On Security and Compliance
- "Can you provide your SOC 2 Type II report and penetration test summary?"
- "Where is our data stored, and what are the data residency options?"
- "What is your incident response process, and what notification commitments do you make?"
On Commercial Terms
- "What is your customer retention rate, and what are the top reasons customers leave?"
- "If we need to exit the contract, what does the data export process look like, and what formats are available?"
- "Are you open to performance-based terms or guarantees tied to implementation success?"
Change Management: The Human Side of E-Billing Success
Technology selection is only half the battle. The other half—often underestimated—is driving adoption across your stakeholders.
Internal Stakeholder Challenges
Attorneys as approvers: Lawyers are busy and often resistant to new systems. If invoice approval becomes more cumbersome than their current process (even if that process is email-based chaos), adoption will suffer. Prioritize:
- Mobile-friendly approval workflows
- Minimal required fields for routine approvals
- Clear escalation paths for exceptions
- Executive sponsorship communicating the "why"
Finance and AP teams: These stakeholders care about accuracy, auditability, and integration with existing processes. Involve them early in requirements gathering and pilot testing.
Legal operations team: Your team will administer the system daily. Ensure they have input on workflow design and sufficient training to become internal experts.
External Stakeholder Challenges
Law firm adoption: Your e-billing system is only as good as the data your firms submit. Common challenges include:
- Resistance to LEDES formatting requirements
- Inconsistent timekeeper identification
- Incomplete or inaccurate task and activity coding
- Delayed invoice submission
Mitigation strategies include clear billing guidelines distributed before go-live, firm training sessions, a grace period with feedback rather than automatic rejections, and relationship manager involvement for strategic firms.
Building a Change Management Plan
- Identify champions: Recruit influential stakeholders from each user group to advocate for the new system.
- Communicate early and often: Explain not just what is changing, but why it benefits each stakeholder group.
- Provide role-specific training: Generic training wastes time. Tailor sessions to what each role actually needs to do.
- Plan for parallel operations: Don't cut over completely on day one. Run parallel processes until confidence is established.
- Measure and celebrate adoption: Track usage metrics and publicly recognize teams or individuals who embrace the new system.
For insights on leveraging your e-billing data once adoption is achieved, explore our guide to Legal Analytics and Reporting.

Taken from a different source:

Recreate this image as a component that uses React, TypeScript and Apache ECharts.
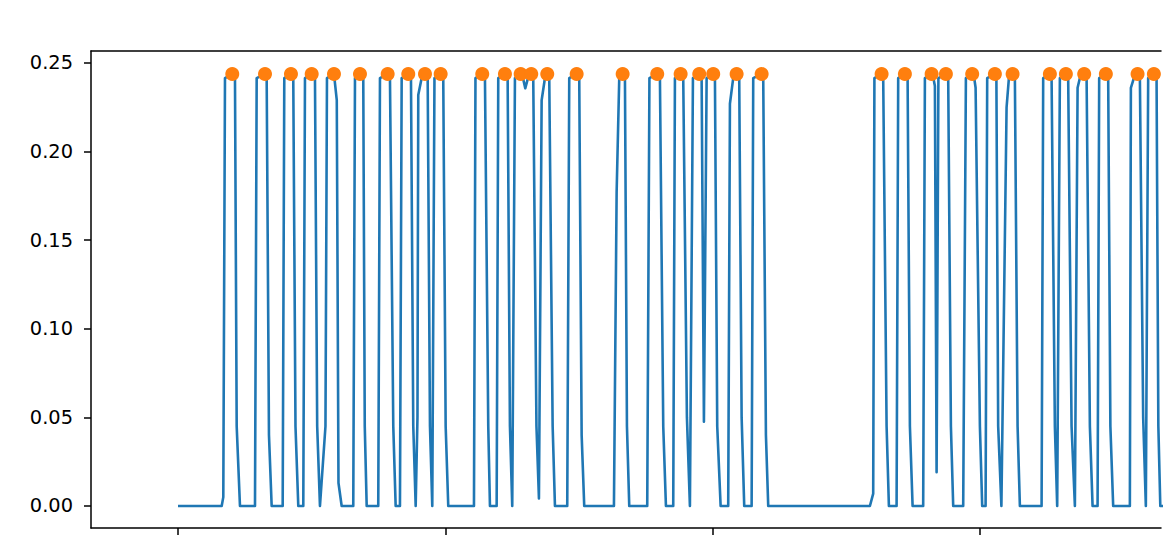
import React, { useEffect, useRef } from "react";
import * as echarts from "echarts";

// Signal vertices (sample index, value)
const signalX: number[] = [
  0, 16.35, 16.95, 17.58, 20.31, 21.32, 21.96, 23.19,
  28.81, 29.44, 32.55, 33.18, 34.04, 35.05,
  39.17, 39.77, 42.27, 43.13, 43.96, 45.01,
  46.88, 47.51, 50.02, 51.25, 52.08, 53.12,
  55.18, 55.74, 58.36, 59.41, 60.05, 61.24,
  65.58, 66.22, 68.09, 69.32, 69.88, 70.6,
  74.93, 75.57, 78.45, 79.31, 80.55, 81.44,
  83.05, 83.69, 86.16, 87.17, 88.03, 88.93,
  89.6, 89.9, 91.17, 92.41, 93.42, 94.28, 95.14,
  95.96, 98.28, 99.25, 100.15, 101.12,
  110.74, 111.3, 113.84, 114.85, 116.09, 116.72,
  119.23, 119.83, 122.33, 123.34, 124.2, 125.06,
  126.07, 128.21, 129.07, 129.93, 130.94, 132.17, 132.92, 134.12, 135.05,
  136.06, 137.3, 138.16, 138.91, 140.18, 141.04,
  145.64, 146.39, 149.16, 150.13, 151.03, 152.0,
  163.11, 164.12, 165.1, 166.37, 167.23, 167.98, 168.84,
  175.57, 176.39, 179.31, 180.32, 181.56, 182.57,
  185.3, 185.93, 188.07, 189.04, 190.42, 191.54,
  192.67, 195.03, 195.92, 196.78, 197.79, 200.26, 200.9, 201.76, 203.03,
  205.87, 206.51, 207.74, 209.01, 209.99, 210.89, 211.86,
  214.63, 215.23, 218.37, 218.97, 219.98, 220.84,
  258.88, 260.12, 260.57, 263.26, 263.86, 265.13, 265.99,
  268.87, 269.47, 271.98, 272.99, 273.85, 274.86,
  278.82, 279.46, 281.97, 282.64, 283.2, 283.84, 284.51, 287.32, 288.18, 289.19, 290.05,
  293.79, 294.8, 297.16, 297.91, 298.43, 300.04, 300.9,
  302.17, 302.77, 305.65, 306.21, 306.88, 308.08,
  310.02, 310.89, 312.27, 313.13, 314.14, 315.0,
  323.12, 323.72, 326.22, 326.86, 328.09, 328.96,
  329.96, 332.21, 333.07, 334.34, 335.58,
  336.59, 337.45, 339.06, 339.96, 341.19, 342.2,
  344.07, 344.67, 347.17, 348.04, 348.86, 349.91,
  356.15, 356.53, 357.65, 359.03, 359.9, 361.13, 362.13,
  363.0, 365.13, 366.14, 366.81, 367.54, 369.22,
];

const signalY: number[] = [
  0, 0, 0.005, 0.2415, 0.2438, 0.2415, 0.045, 0,
  0, 0.2415, 0.2438, 0.2415, 0.04, 0,
  0, 0.2415, 0.2438, 0.2415, 0.045, 0,
  0, 0.2415, 0.2438, 0.2415, 0.045, 0,
  0.045, 0.2415, 0.2438, 0.229, 0.013, 0,
  0, 0.2415, 0.2438, 0.2415, 0.045, 0,
  0, 0.2415, 0.2438, 0.2415, 0.045, 0,
  0, 0.2415, 0.2438, 0.2415, 0.045, 0,
  0.05, 0.232, 0.2415, 0.2438, 0.2415, 0.045, 0,
  0.2415, 0.2438, 0.2415, 0.045, 0,
  0, 0.2415, 0.2438, 0.2415, 0.045, 0,
  0, 0.2415, 0.2438, 0.2415, 0.045, 0,
  0.2415, 0.2438, 0.2415, 0.2357, 0.2415, 0.2438, 0.2415, 0.045, 0.0043,
  0.229, 0.2415, 0.2438, 0.2415, 0.045, 0,
  0, 0.2415, 0.2438, 0.2415, 0.04, 0,
  0, 0.177, 0.2415, 0.2438, 0.2415, 0.045, 0,
  0, 0.2415, 0.2438, 0.2415, 0.045, 0,
  0, 0.2415, 0.2438, 0.2415, 0.05, 0,
  0.2415, 0.2438, 0.2415, 0.0476, 0.2415, 0.2438, 0.2415, 0.045, 0,
  0, 0.227, 0.2415, 0.2438, 0.2415, 0.05, 0,
  0, 0.2415, 0.2438, 0.2415, 0.04, 0,
  0, 0.007, 0.2415, 0.2438, 0.2415, 0.045, 0,
  0, 0.2415, 0.2438, 0.2415, 0.045, 0,
  0, 0.2415, 0.2438, 0.2415, 0.237, 0.019, 0.2415, 0.2438, 0.2415, 0.045, 0,
  0, 0.2415, 0.2438, 0.2415, 0.236, 0.045, 0,
  0, 0.2415, 0.2438, 0.2415, 0.045, 0,
  0.225, 0.2415, 0.2438, 0.2415, 0.045, 0,
  0, 0.2415, 0.2438, 0.2415, 0.045, 0,
  0.2415, 0.2438, 0.2415, 0.045, 0,
  0.236, 0.2415, 0.2438, 0.2415, 0.045, 0,
  0, 0.2415, 0.2438, 0.2415, 0.045, 0,
  0, 0.236, 0.2415, 0.2438, 0.2415, 0.05, 0,
  0.2415, 0.2438, 0.2415, 0.045, 0, 0,
];

// Detected peaks
const peakX: number[] = [
  20.31, 32.55, 42.27, 50.02, 58.36, 68.09, 78.45, 86.16, 92.41, 98.28,
  113.84, 122.33, 128.21, 132.17, 138.16, 149.16, 166.37, 179.31, 188.07,
  195.03, 200.26, 209.01, 218.37, 263.26, 271.98, 281.97, 287.32, 297.16,
  305.65, 312.27, 326.22, 332.21, 339.06, 347.17, 359.03, 365.13,
];
const peakY: number[] = [
  0.2438, 0.2438, 0.2438, 0.2438, 0.2438, 0.2438, 0.2438, 0.2438, 0.2438, 0.2438,
  0.2438, 0.2438, 0.2438, 0.2438, 0.2438, 0.2438, 0.2438, 0.2438, 0.2438,
  0.2438, 0.2438, 0.2438, 0.2438, 0.2438, 0.2438, 0.2438, 0.2438, 0.2438,
  0.2438, 0.2438, 0.2438, 0.2438, 0.2438, 0.2438, 0.2438, 0.2438,
];

const xTicks: number[] = [0, 100, 200, 300];
const yTicks: number[] = [0, 0.05, 0.1, 0.15, 0.2, 0.25];

const X_MIN = -32.55;
const X_MAX = 367.8;
const Y_MIN = -0.01242;
const Y_MAX = 0.25677;

export default function App() {
  const ref = useRef<HTMLDivElement>(null);

  useEffect(() => {
    if (!ref.current) return;
    const chart = echarts.init(ref.current, undefined, { renderer: "svg" });
    const lineData = signalX.map((x, i) => [x, signalY[i]]);
    const peakData = peakX.map((x, i) => [x, peakY[i]]);
    const axisLine = {
      show: true,
      onZero: false,
      lineStyle: { color: "#000", width: 1.5 },
    };
    chart.setOption({
      animation: false,
      backgroundColor: "#fff",
      grid: { left: 91, top: 51, right: 13, bottom: 16, containLabel: false },
      xAxis: [
        {
          type: "value",
          min: X_MIN,
          max: X_MAX,
          position: "bottom",
          axisLine,
          axisTick: {
            show: true,
            length: 7,
            customValues: xTicks,
            lineStyle: { color: "#000", width: 1.5 },
          },
          axisLabel: { show: false },
          splitLine: { show: false },
        },
        {
          type: "value",
          min: X_MIN,
          max: X_MAX,
          position: "top",
          axisLine,
          axisTick: { show: false },
          axisLabel: { show: false },
          splitLine: { show: false },
        },
      ],
      yAxis: {
        type: "value",
        min: Y_MIN,
        max: Y_MAX,
        position: "left",
        axisLine,
        axisTick: {
          show: true,
          length: 7,
          customValues: yTicks,
          lineStyle: { color: "#000", width: 1.5 },
        },
        axisLabel: {
          show: true,
          customValues: yTicks,
          formatter: (v: number) => v.toFixed(2),
          color: "#000",
          fontSize: 19.4,
          fontFamily: "DejaVu Sans",
          margin: 18,
        },
        splitLine: { show: false },
      },
      series: [
        {
          type: "line",
          xAxisIndex: 0,
          data: lineData,
          showSymbol: false,
          symbol: "none",
          lineStyle: { color: "#1f77b4", width: 2.6, join: "round", cap: "butt" },
          clip: true,
          z: 2,
        },
        {
          type: "scatter",
          xAxisIndex: 0,
          data: peakData,
          symbol: "circle",
          symbolSize: 14,
          itemStyle: { color: "#ff7f0e", opacity: 1 },
          z: 3,
        },
      ],
    });
    return () => chart.dispose();
  }, []);

  return (
    <div
      ref={ref}
      style={{ position: "absolute", left: 0, top: 0, width: 1174, height: 544 }}
    />
  );
}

A Practical Selection Process Timeline
Rushing vendor selection leads to regret. A thorough process typically spans 8-12 weeks:
| Phase | Duration | Key Activities |
|---|---|---|
| Requirements Definition | 2 weeks | Stakeholder interviews, current state documentation, must-have vs. nice-to-have prioritization |
| Market Scan & RFP | 2-3 weeks | Long list development, RFP creation and distribution, initial response review |
| Demonstrations | 2-3 weeks | Scripted demos with shortlisted vendors (3-4 maximum), stakeholder scoring |
| Deep Diligence | 2 weeks | Reference calls, security review, proof of concept if warranted, commercial negotiation |
| Decision & Contracting | 1-2 weeks | Final selection, contract negotiation, implementation planning kickoff |
Making the Decision
After completing your evaluation, you'll likely have two or three viable options. The final decision often comes down to:
- Cultural fit: Do you trust this vendor to be a genuine partner, or do they feel purely transactional?
- Implementation confidence: Based on references and your interactions, do you believe they can execute successfully in your environment?
- Long-term trajectory: Is this vendor investing in the product and positioned for sustained success?
No vendor is perfect. The goal is to select the partner whose strengths align with your priorities and whose weaknesses you can manage or mitigate.